Le mal de l’esprit du temps
Le romantisme noir gorgé de spleen des enfants maudit d’un premier film injustement mal-aimé (Jessica Forever) est ici canalisé au profit d’un polar aussi rugueux que minimaliste, dont la stylisation, entre classicisme épuré et expérimentation formelle, éblouit. Cette hybridation inattendue entre le polar urbain et le lyrisme, à laquelle nous a habitués le duo, permet d’opérer un saisissant contraste. Il fait surgir avec grâce les envolées poétiques dont les deux cinéastes sont coutumier·ères.
Eat the Night est un thriller d’une maîtrise magistrale qui saisit à la gorge et aux tripes, mais c’est aussi un grand film sur les traumatismes de notre époque : la grisaille de la classe moyenne pavillonnaire, les vertiges de la Gen Z hantée par l’effondrement de la planète, la difficulté d’être au monde et de décoller de l’affreuse pesanteur du réel en cherchant des paradis tout sauf artificiels. Encadré par cette violence, le film déshabille les structures indéboulonnables d’un capitalisme qui dévore en imposant ses règles de compétitivité pour survivre.
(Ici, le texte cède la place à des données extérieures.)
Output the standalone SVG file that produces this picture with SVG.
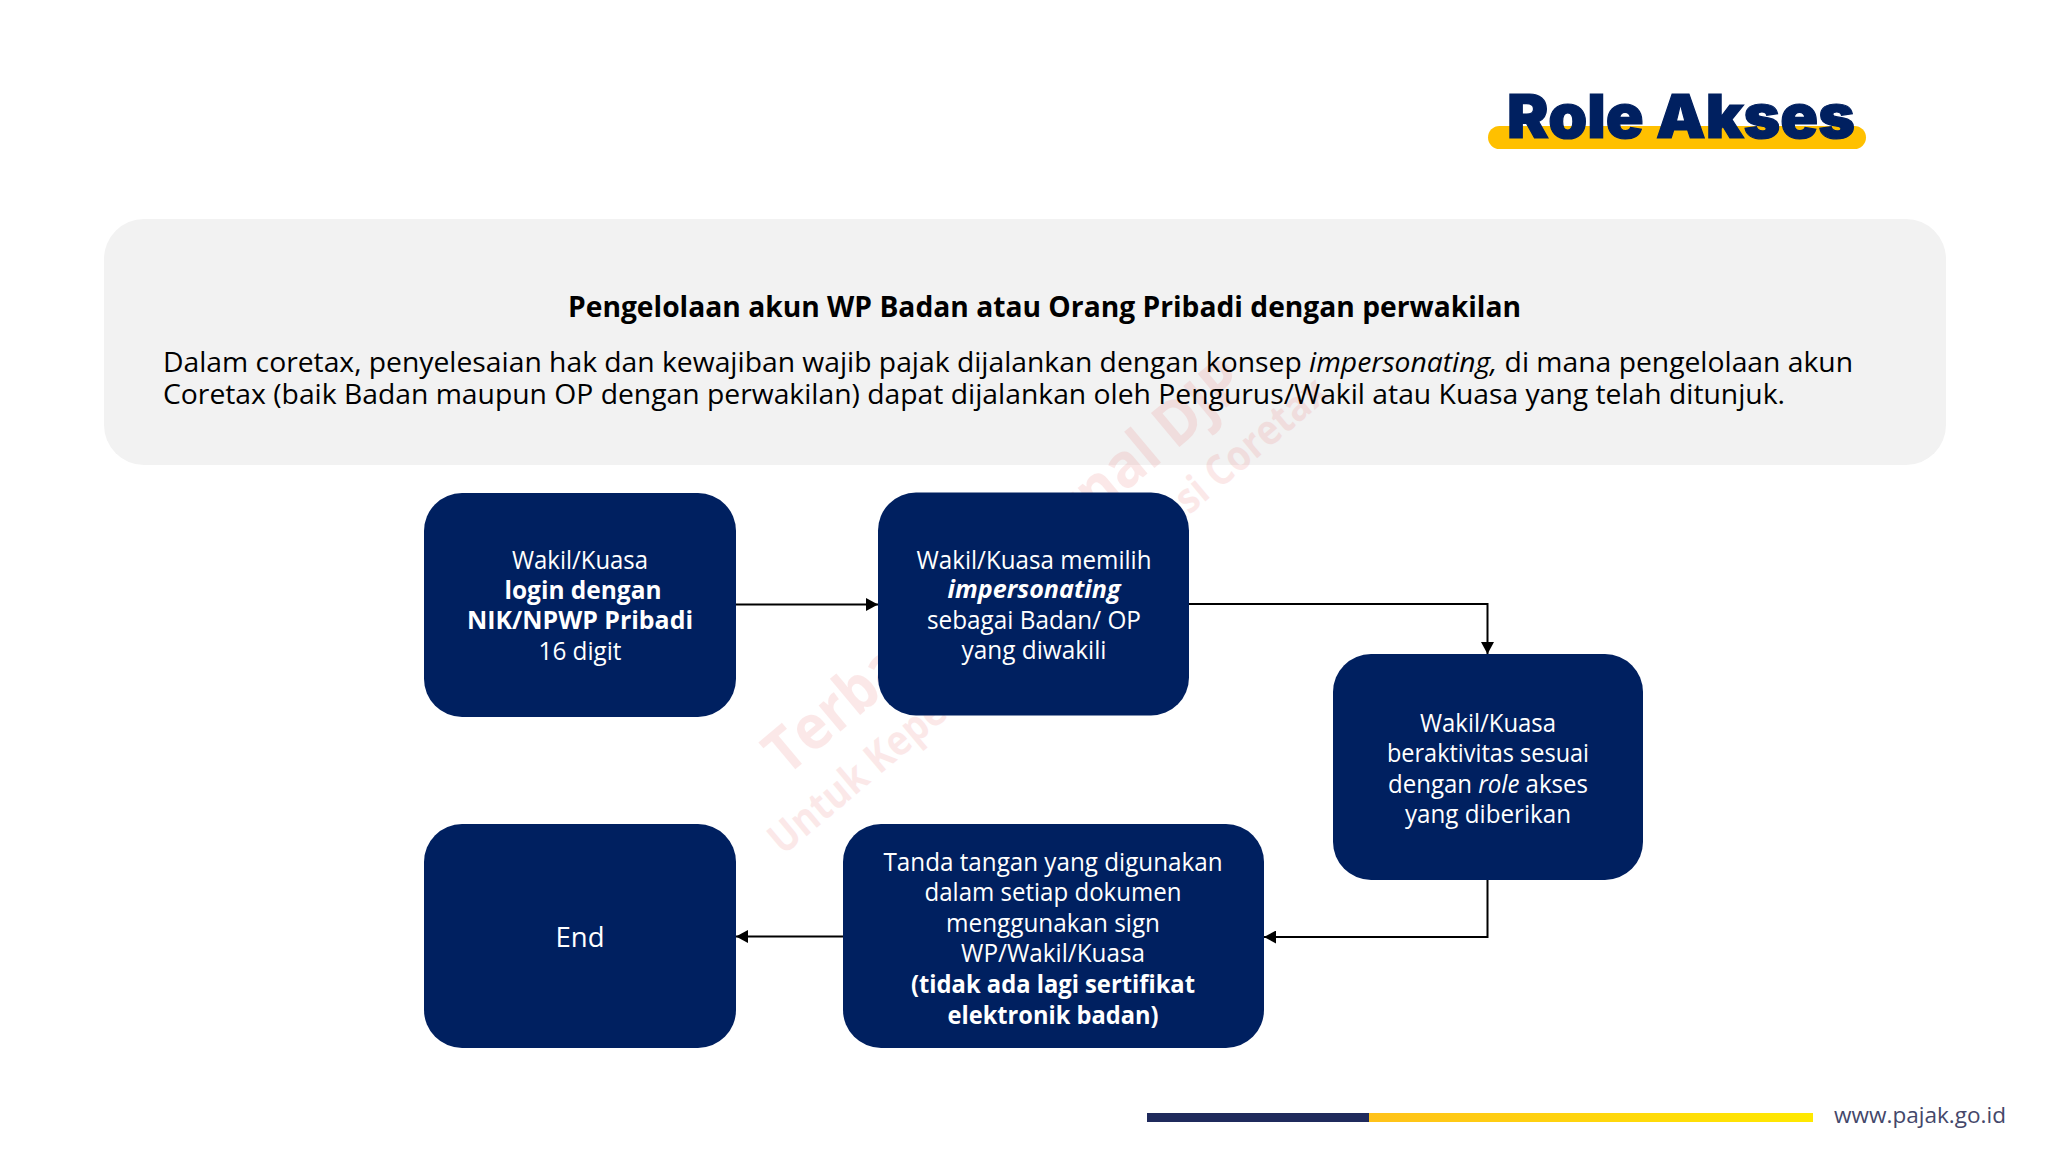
<svg xmlns="http://www.w3.org/2000/svg" width="2048" height="1152" viewBox="0 0 2048 1152">
<style>
text{font-family:"Open Sans","Noto Sans","Liberation Sans",sans-serif}
.box{fill:#002060}
.t{fill:#fff;font-size:25px;text-anchor:middle;font-weight:400}
.t.b{font-weight:700}
.b{font-weight:700}
.i{font-style:italic}
.p{fill:#000;font-size:28px;font-weight:400}
.p.b{font-weight:700}
.c{fill:none;stroke:#000;stroke-width:2}
.wm{fill:#e23b3b;opacity:.11;font-weight:700}
</style>
<defs>
<marker id="arr" markerUnits="userSpaceOnUse" markerWidth="13" markerHeight="13" refX="12" refY="6.5" orient="auto"><path d="M0 0L12 6.5L0 13Z" fill="#000"/></marker>
<linearGradient id="gold" x1="0" x2="1" y1="0" y2="0"><stop offset="0" stop-color="#FFC21A"/><stop offset="1" stop-color="#FFE900"/></linearGradient>
</defs>
<rect width="2048" height="1152" fill="#fff"/>
<g id="title">
<rect x="1488" y="126" width="378" height="23" rx="11.5" fill="#FFC000"/>
<text x="1507" y="138" font-size="61" font-weight="900" fill="#002060" stroke="#002060" stroke-width="1.2" textLength="348" lengthAdjust="spacingAndGlyphs" style="font-family:Inter,'Open Sans',sans-serif">Role Akses</text>
</g>
<g id="panel">
<rect x="104" y="219" width="1842" height="246" rx="40" fill="#F2F2F2"/>
<text x="568" y="317" class="p b" textLength="953" lengthAdjust="spacingAndGlyphs" style="font-size:29px">Pengelolaan akun WP Badan atau Orang Pribadi dengan perwakilan</text>
</g>
<g id="watermark">
<text class="wm" transform="translate(786 777) rotate(-40)" font-size="62" textLength="605" lengthAdjust="spacingAndGlyphs">Terbatas Internal DJP</text>
<text class="wm" transform="translate(783 856) rotate(-40)" font-size="42" textLength="715" lengthAdjust="spacingAndGlyphs">Untuk Kepentingan Sosialisasi Coretax</text>
</g>
<g id="panel-text">
<text x="163" y="372" class="p" textLength="1690" lengthAdjust="spacingAndGlyphs">Dalam coretax, penyelesaian hak dan kewajiban wajib pajak dijalankan dengan konsep <tspan class="i">impersonating,</tspan> di mana pengelolaan akun</text>
<text x="163" y="404" class="p" textLength="1622" lengthAdjust="spacingAndGlyphs">Coretax (baik Badan maupun OP dengan perwakilan) dapat dijalankan oleh Pengurus/Wakil atau Kuasa yang telah ditunjuk.</text>
</g>
<g id="connectors">
<path class="c" d="M736 604.5H878" marker-end="url(#arr)"/>
<path class="c" d="M1189 604H1487.5V654" marker-end="url(#arr)"/>
<path class="c" d="M1487.5 880V937H1264" marker-end="url(#arr)"/>
<path class="c" d="M843 936.5H736" marker-end="url(#arr)"/>
</g>
<g id="node1">
<rect class="box" x="424" y="493" width="312" height="224" rx="38"/>
<text class="t" x="580" y="569" textLength="136" lengthAdjust="spacingAndGlyphs">Wakil/Kuasa</text>
<text class="t b" x="583" y="599" textLength="157" lengthAdjust="spacingAndGlyphs">login dengan</text>
<text class="t b" x="580" y="629" textLength="226" lengthAdjust="spacingAndGlyphs">NIK/NPWP Pribadi</text>
<text class="t" x="580" y="660" textLength="83" lengthAdjust="spacingAndGlyphs">16 digit</text>
</g>
<g id="node2">
<rect class="box" x="878" y="492.5" width="311" height="223" rx="38"/>
<text class="t" x="1034" y="568.5" textLength="235" lengthAdjust="spacingAndGlyphs">Wakil/Kuasa memilih</text>
<text class="t b i" x="1034" y="598" textLength="173" lengthAdjust="spacingAndGlyphs">impersonating</text>
<text class="t" x="1034" y="629" textLength="214" lengthAdjust="spacingAndGlyphs">sebagai Badan/ OP</text>
<text class="t" x="1034" y="659" textLength="145" lengthAdjust="spacingAndGlyphs">yang diwakili</text>
</g>
<g id="node3">
<rect class="box" x="1333" y="654" width="310" height="226" rx="38"/>
<text class="t" x="1488" y="732" textLength="136" lengthAdjust="spacingAndGlyphs">Wakil/Kuasa</text>
<text class="t" x="1488" y="762" textLength="202" lengthAdjust="spacingAndGlyphs">beraktivitas sesuai</text>
<text class="t" x="1488" y="793" textLength="200" lengthAdjust="spacingAndGlyphs">dengan <tspan class="i">role</tspan> akses</text>
<text class="t" x="1488" y="823" textLength="166" lengthAdjust="spacingAndGlyphs">yang diberikan</text>
</g>
<g id="node4">
<rect class="box" x="843" y="824" width="421" height="224" rx="38"/>
<text class="t" x="1053" y="871" textLength="339" lengthAdjust="spacingAndGlyphs">Tanda tangan yang digunakan</text>
<text class="t" x="1053" y="901" textLength="257" lengthAdjust="spacingAndGlyphs">dalam setiap dokumen</text>
<text class="t" x="1053" y="931.5" textLength="214" lengthAdjust="spacingAndGlyphs">menggunakan sign</text>
<text class="t" x="1053" y="962" textLength="184" lengthAdjust="spacingAndGlyphs">WP/Wakil/Kuasa</text>
<text class="t b" x="1053" y="992.5" textLength="284" lengthAdjust="spacingAndGlyphs">(tidak ada lagi sertifikat</text>
<text class="t b" x="1053" y="1024" textLength="211" lengthAdjust="spacingAndGlyphs">elektronik badan)</text>
</g>
<g id="node5">
<rect class="box" x="424" y="824" width="312" height="224" rx="38"/>
<text class="t" x="580" y="947" style="font-size:28px" textLength="49" lengthAdjust="spacingAndGlyphs">End</text>
</g>
<g id="footer">
<rect x="1147" y="1113" width="222" height="9" fill="#1F2A5C"/>
<rect x="1369" y="1113" width="444" height="9" fill="url(#gold)"/>
<text x="1834" y="1123" font-size="22" fill="#44476A" textLength="172" lengthAdjust="spacingAndGlyphs">www.pajak.go.id</text>
</g>
</svg>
Marqué par la brutalité de ce début de siècle, le film recrache toute une imagerie de la violence mise en scène par le terrorisme “moderne” (un montage effréné de décapitation dans le jeu vidéo évoquant les montages macabres de Daesh, une pluie de corps réveillant celles et ceux qui se défenestraient du World Trade Center, une voiture bélier fauchant un corps). Le jeu vidéo n’est ainsi plus seulement une terre d’accueil, un asile qui enlace et embaume, mais une continuité directe du réel. Les deux mondes se répondent et dialoguent, chacun parasité par leur flux d’images respectifs. Mais alors, de quel monde Eat the Night nous raconte le compte à rebours ?
Eat the Night de Caroline Poggi et Jonathan Vinel, avec Théo Cholbi et Lila Gueneau (France, Quinzaine des Cinéastes). En salles le 17 juillet 2024.